Sunday, 24 April 2016

Here we go...

I'm a bipolar teacher. I keep it very quiet. Very few people will get this at all. It's so lonely as I can't talk to anyone about this.

30 years of suffering without any visible scars but a mind torn to pieces and held together with random threads of hope and the glue of medication. This blog is my therapy, it is my personal counselling, writing about my condition helps me; with any luck there may even be 1 or 2 people out there who will understand how I feel. Really that's all I want, to know I'm not completely on my own. My family don't understand, or don't want to. My colleagues don't know. My doctor looks concerned but probably has no idea how I feel.

If I had a physical illness I'm sure I would be viewed differently; maybe I could attract sympathy. Other people know what physical pain feels like but you have to have led a bipolar life to have any understanding of the looming misery of my existence.

This illness is inside of my skull and that the only true cure is death. Suicidal? Not for many years but I do suffer from such a deep and destructive misery that I wouldn't put up a fight if death came knocking.

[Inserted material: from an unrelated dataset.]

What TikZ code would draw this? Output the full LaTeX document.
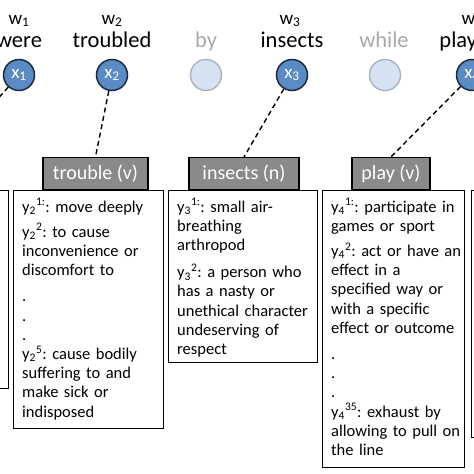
\documentclass[tikz,border=0pt]{standalone}
\usepackage{fontspec}
\setmainfont{Carlito}
\frenchspacing
\definecolor{nodeblue}{HTML}{5B8BC5}
\definecolor{nodeedge}{HTML}{1C2B3A}
\definecolor{lightfill}{HTML}{D5E2F1}
\definecolor{lightedge}{HTML}{A7B0BA}
\definecolor{hdrgray}{HTML}{8A8A8A}
\definecolor{wordgray}{HTML}{A9A9A9}
\begin{document}
\begin{tikzpicture}[x=1pt,y=-1pt,
 obs/.style={circle, draw=nodeedge, line width=1.5pt, fill=nodeblue, minimum size=31pt, inner sep=0pt, text=white, font=\fontsize{19}{20}\selectfont},
 hid/.style={circle, draw=lightedge, line width=1.3pt, fill=lightfill, minimum size=31pt, inner sep=0pt},
 wlabel/.style={font=\fontsize{19}{20}\selectfont, anchor=base, inner sep=0pt},
 word/.style={font=\fontsize{22.5}{26}\selectfont, anchor=base, inner sep=0pt},
 hdr/.style={draw=black, line width=1.1pt, fill=hdrgray, text=white, font=\fontsize{20}{24}\selectfont, minimum height=32pt, inner sep=0pt, anchor=south},
 defbox/.style={draw=black, line width=1.3pt, anchor=north west, inner sep=0pt},
 deftext/.style={anchor=base west, inner sep=0pt, align=left, text width=148pt, font=\fontsize{16.5}{19.2}\selectfont},
 link/.style={draw=black, line width=1.4pt, dash pattern=on 5pt off 3.5pt}]
\useasboundingbox (0,0) rectangle (474,474);
\clip (0,0) rectangle (474,474);

% top labels
\node[wlabel] (w1) at (19,24) {w\textsubscript{1}};
\node[wlabel] (w2) at (112,24) {w\textsubscript{2}};
\node[wlabel] (w3) at (290,24) {w\textsubscript{3}};
\node[wlabel] (w4) at (472,24) {w\textsubscript{4}};
\node[word] (t1) at (19,47) {were};
\node[word] (t2) at (112,47) {troubled};
\node[word, text=wordgray] (t3) at (206,47) {by};
\node[word] (t4) at (292,47) {insects};
\node[word, text=wordgray] (t5) at (384,47) {while};
\node[word] (t6) at (472,47) {playing};

% circles
\node[obs] (c1) at (19,75) {x\textsubscript{1}};
\node[obs] (c2) at (112,75) {x\textsubscript{2}};
\node[hid] (c3) at (206,75) {};
\node[obs] (c4) at (292,75) {x\textsubscript{3}};
\node[hid] (c5) at (385,75) {};
\node[obs] (c6) at (472,75) {x\textsubscript{4}};

% definition boxes
\node[defbox, minimum width=40pt, minimum height=198pt] (d1) at (-32,190) {};
\node[defbox, minimum width=150pt, minimum height=238pt] (d2) at (13,190) {};
\node[defbox, minimum width=149pt, minimum height=172pt] (d3) at (168,190) {};
\node[defbox, minimum width=142pt, minimum height=277pt] (d4) at (322,190) {};
\node[defbox, minimum width=40pt, minimum height=247pt] (d5) at (471,190) {};

% headers
\node[hdr, minimum width=105pt] (h2) at (95.5,190) {trouble (v)};
\node[hdr, minimum width=110pt] (h3) at (244,190) {insects (n)};
\node[hdr, minimum width=78pt] (h4) at (391,190) {play (v)};
\coordinate (h1) at (-55,158);

% connectors
\draw[link] (c1) -- (h1);
\draw[link] (c2) -- (h2.north);
\draw[link] (c4) -- (h3.north);
\draw[link] (c6) -- (h4.north);

% texts
\node[deftext] (e2) at (22,212) {y\textsubscript{2}\textsuperscript{1:}: move deeply\\[6pt]
y\textsubscript{2}\textsuperscript{2}: to cause\\
inconvenience or\\
discomfort to\\[7pt]
.\\
.\\
.\\
y\textsubscript{2}\textsuperscript{5}: cause bodily\\
suffering to and\\
make sick or\\
indisposed};

\node[deftext] (e3) at (177,212) {y\textsubscript{3}\textsuperscript{1:}: small air-\\
breathing\\
arthropod\\[8pt]
y\textsubscript{3}\textsuperscript{2}: a person who\\
has a nasty or\\
unethical character\\
undeserving of\\
respect};

\node[deftext] (e4) at (331,212) {y\textsubscript{4}\textsuperscript{1:}: participate in\\
games or sport\\[6pt]
y\textsubscript{4}\textsuperscript{2}: act or have an\\
effect in a\\
specified way or\\
with a specific\\
effect or outcome\\[7pt]
.\\
.\\
.\\
y\textsubscript{4}\textsuperscript{35}: exhaust by\\
allowing to pull on\\
the line};
\end{tikzpicture}
\end{document}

My bipolar life at the moment is mostly low, a deep depression that I can't remember entering. When I get miserable I get more depressed, filled with even more despair. I'm content these days if I'm simply miserable. Once in a blue moon I experience highs, the pleasure of mania when the world resolves into sharp focus and ideas flow like water. I used to have lots of these when I was younger, periods of intense pleasure and creativity. These periods got me a degree and a doctorate, periods of extreme energy when the whole Universe mad sense and the its structure and workings opened up before me. In those days highs and lows came and went, swinging like a pendulum. As I got older and experienced the pains of existence the pendulum seemed to violate the laws of physics and spend a far greater time in the depressive phase. But more of that later.

I'll tell anyone who ever reads this everything. I'll talk about teaching through the eyes of a manic depressive, I'll talk about my career and my life, I'll ruminate on life and death, I'll get stuff off my chest. Some days I hope I bring solace though I suspect that most of this will be simply maudlin and miserable. Who knows. Please come back.

1 comment:

  1. How are you? I'm currently signed off for anxiety with depression...although in what feels like this endless stretch of time I've done a lot of thinking and sometimes wonder if there's a little more to it. What impact does your bipolar life have on your teaching? I'm just wanting to function. I'm wanting things to return to normal. I feel like the clock is ticking and yet I cannot go back to work if the smallest thing sends me to tears and I become obsessed for a week at a time over one small thing until I move on to the next. It's isolating knowing that no one can fully see or comprehend what's going on with me, and verbally at the moment, words fail me. I can't put any of it into words. Hope you're well as the festive season is (as always more and more prematurely) thrust upon us!